Er zijn boeren die met ons meedenken, maar het is wel een minderheid
Mogen mensen nog wel vlees eten?
“Ik wil geen verbod op het eten van vlees. Ik wil dat consumenten een eerlijke prijs betalen en dat ze geholpen worden bij hun voedselkeuze. Milieu- en natuureffecten moeten worden doorberekend in de prijs van vlees. Ik eet geen vlees, maar ik betaal via belastingen wel mee aan de stikstofschade van de veehouderij. Als mensen vlees willen blijven eten, moeten ze dat vooral doen, maar dan moeten ze er wel de eerlijke prijs voor betalen. Plantaardige alternatieven voor dierlijke producten worden steeds beter. Een jaar of tien geleden moest je wel heel erg gemotiveerd zijn om vegetarische producten te eten. Nu proef je soms niet eens verschil tussen een dierlijke of plantaardige hamburger.”
U wilt het landbouwsysteem veranderen. Hoe kan dat?

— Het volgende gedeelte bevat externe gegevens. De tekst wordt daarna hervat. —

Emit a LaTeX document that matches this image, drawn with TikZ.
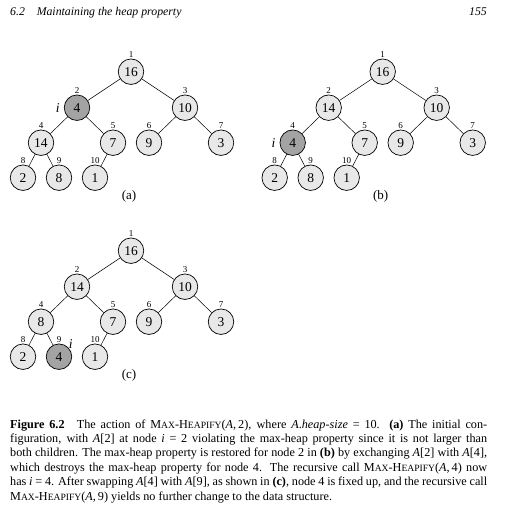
\documentclass[tikz,border=0pt]{standalone}
\usepackage{fontspec}
\setmainfont{Liberation Serif}
\newcommand{\mhname}{M{\fontsize{9.6}{10}\selectfont AX}-H{\fontsize{9.6}{10}\selectfont EAPIFY}}
\newcommand{\capline}[1]{\makebox[477pt][s]{#1}}
\tikzset{
  heapnode/.style={circle, draw, line width=0.7pt, fill=gray!18, minimum size=25.5pt, inner sep=0pt,
    label distance=1pt, font=\fontsize{13.5}{15}\selectfont},
  darknode/.style={heapnode, fill=gray!72},
  idx/.style={font=\fontsize{9}{10}\selectfont, inner sep=1pt},
  ilab/.style={font=\fontsize{13.5}{15}\selectfont\itshape, inner sep=1pt},
  edge/.style={line width=0.5pt},
  capfont/.style={font=\fontsize{12.2}{14}\selectfont, inner sep=0pt, anchor=base west}
}
\begin{document}
\begin{tikzpicture}[x=1pt, y=-1pt]
  \useasboundingbox (0,0) rectangle (505,514);
  \node[capfont, font=\fontsize{11.8}{14}\selectfont] (hdl) at (10,16) {\itshape 6.2\quad Maintaining the heap property};
  \node[capfont, font=\fontsize{11.8}{14}\selectfont, anchor=base east] (hdr) at (487,16) {\itshape 155};
  % (a)
  \begin{scope}[shift={(131,71.7)}]
    \node[heapnode, label={[idx]above:1}] (a1) at (0,0) {16};
    \node[darknode, label={[idx]above:2}, label={[ilab, label distance=3pt]left:i}] (a2) at (-54,36) {4};
    \node[heapnode, label={[idx]above:3}] (a3) at (54,36) {10};
    \node[heapnode, label={[idx]above:4}] (a4) at (-90,71) {14};
    \node[heapnode, label={[idx]above:5}] (a5) at (-18,71) {7};
    \node[heapnode, label={[idx]above:6}] (a6) at (18,71) {9};
    \node[heapnode, label={[idx]above:7}] (a7) at (90,71) {3};
    \node[heapnode, label={[idx]above:8}] (a8) at (-108,106) {2};
    \node[heapnode, label={[idx]above:9}] (a9) at (-72,106) {8};
    \node[heapnode, label={[idx]above:10}] (a10) at (-36,106) {1};
    \foreach \p/\c in {1/2,1/3,2/4,2/5,3/6,3/7,4/8,4/9,5/10} \draw[edge] (a\p) -- (a\c);
    \node[font=\fontsize{13}{15}\selectfont] (capa) at (-2,125) {(a)};
  \end{scope}
  % (b)
  \begin{scope}[shift={(382.7,71.7)}]
    \node[heapnode, label={[idx]above:1}] (b1) at (0,0) {16};
    \node[heapnode, label={[idx]above:2}] (b2) at (-54,36) {14};
    \node[heapnode, label={[idx]above:3}] (b3) at (54,36) {10};
    \node[darknode, label={[idx]above:4}, label={[ilab, label distance=3pt]left:i}] (b4) at (-90,71) {4};
    \node[heapnode, label={[idx]above:5}] (b5) at (-18,71) {7};
    \node[heapnode, label={[idx]above:6}] (b6) at (18,71) {9};
    \node[heapnode, label={[idx]above:7}] (b7) at (90,71) {3};
    \node[heapnode, label={[idx]above:8}] (b8) at (-108,106) {2};
    \node[heapnode, label={[idx]above:9}] (b9) at (-72,106) {8};
    \node[heapnode, label={[idx]above:10}] (b10) at (-36,106) {1};
    \foreach \p/\c in {1/2,1/3,2/4,2/5,3/6,3/7,4/8,4/9,5/10} \draw[edge] (b\p) -- (b\c);
    \node[font=\fontsize{13}{15}\selectfont] (capb) at (-2,125) {(b)};
  \end{scope}
  % (c)
  \begin{scope}[shift={(131,250.7)}]
    \node[heapnode, label={[idx]above:1}] (c1) at (0,0) {16};
    \node[heapnode, label={[idx]above:2}] (c2) at (-54,36) {14};
    \node[heapnode, label={[idx]above:3}] (c3) at (54,36) {10};
    \node[heapnode, label={[idx]above:4}] (c4) at (-90,71) {8};
    \node[heapnode, label={[idx]above:5}] (c5) at (-18,71) {7};
    \node[heapnode, label={[idx]above:6}] (c6) at (18,71) {9};
    \node[heapnode, label={[idx]above:7}] (c7) at (90,71) {3};
    \node[heapnode, label={[idx]above:8}] (c8) at (-108,106) {2};
    \node[darknode, label={[idx]above:9}, label={[ilab, xshift=-0.5pt, yshift=-2.5pt]above right:i}] (c9) at (-72,106) {4};
    \node[heapnode, label={[idx]above:10}] (c10) at (-36,106) {1};
    \foreach \p/\c in {1/2,1/3,2/4,2/5,3/6,3/7,4/8,4/9,5/10} \draw[edge] (c\p) -- (c\c);
    \node[font=\fontsize{13}{15}\selectfont] (capc) at (-2,125) {(c)};
  \end{scope}
  % caption
  \node[capfont] (cap1) at (10,428) {\capline{\textbf{Figure 6.2}\quad The action of \mhname(\textit{A},\,2), where \textit{A}.\textit{heap-size} = 10. \textbf{(a)} The initial con-}};
  \node[capfont] (cap2) at (10,442.4) {\capline{figuration, with \textit{A}[2] at node \textit{i} = 2 violating the max-heap property since it is not larger than}};
  \node[capfont] (cap3) at (10,456.8) {\capline{both children. The max-heap property is restored for node 2 in \textbf{(b)} by exchanging \textit{A}[2] with \textit{A}[4],}};
  \node[capfont] (cap4) at (10,471.2) {\capline{which destroys the max-heap property for node 4. The recursive call \mhname(\textit{A},\,4) now}};
  \node[capfont] (cap5) at (10,485.6) {\capline{has \textit{i} = 4. After swapping \textit{A}[4] with \textit{A}[9], as shown in \textbf{(c)}, node 4 is fixed up, and the recursive call}};
  \node[capfont] (cap6) at (10,500) {\mhname(\textit{A},\,9) yields no further change to the data structure.};
\end{tikzpicture}
\end{document}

”Iedereen zit nu in de houdgreep. Daar kunnen we vanaf als de overheid actief gaat afbouwen, bijvoorbeeld door bij bedrijfsbeëindiging dierrechten gelijk uit de markt te halen. Systeemverandering kan niet binnen een jaar, maar je kan wel grote stappen zetten om de verandering in gang te zetten. Investeren in technieken om uitstoot te verminderen, is weggegooid geld. Het effect van de technieken valt achteraf vaak tegen. Zorg nu dat je het geld inzet om bedrijven te laten omschakelen en zet prijsprikkels in, zoals een slachttaks om te zorgen dat minder dieren worden geproduceerd en om te zorgen dat vlees duurder wordt.”
PvdD zegt een partij te zijn vóór de boeren. Boeren zien uw partij vooral als vijand. Hoe krijgt u boeren zo ver dat ze met u mee gaan denken?
“Er zijn boeren die met ons meedenken, maar het is wel een minderheid. Dat geeft ik gelijk toe. CDA beticht ons ervan dat we boeren in problemen brengen, maar heeft zelf de PAS ingesteld, waarvan ze wisten dat het juridisch niet houdbaar was. Als de rechter dan een einde maakt aan het stelsel, zijn de boeren niet in problemen gebracht door de rechter of door de PvdD, maar door CDA, VVD en PvdA, omdat zij aan de basis van de PAS stonden. Wij kiezen voor de boeren; we willen ze graag helpen uit het systeem te breken dat door CDA, VVD en met steun van D66 en CU overeind wordt gehouden. Boeren zullen dan zeggen dat ze met minder dieren geen boterham meer kunnen verdienen, maar dat kan alleen niet binnen het huidige systeem. Daarom moeten we dat veranderen.”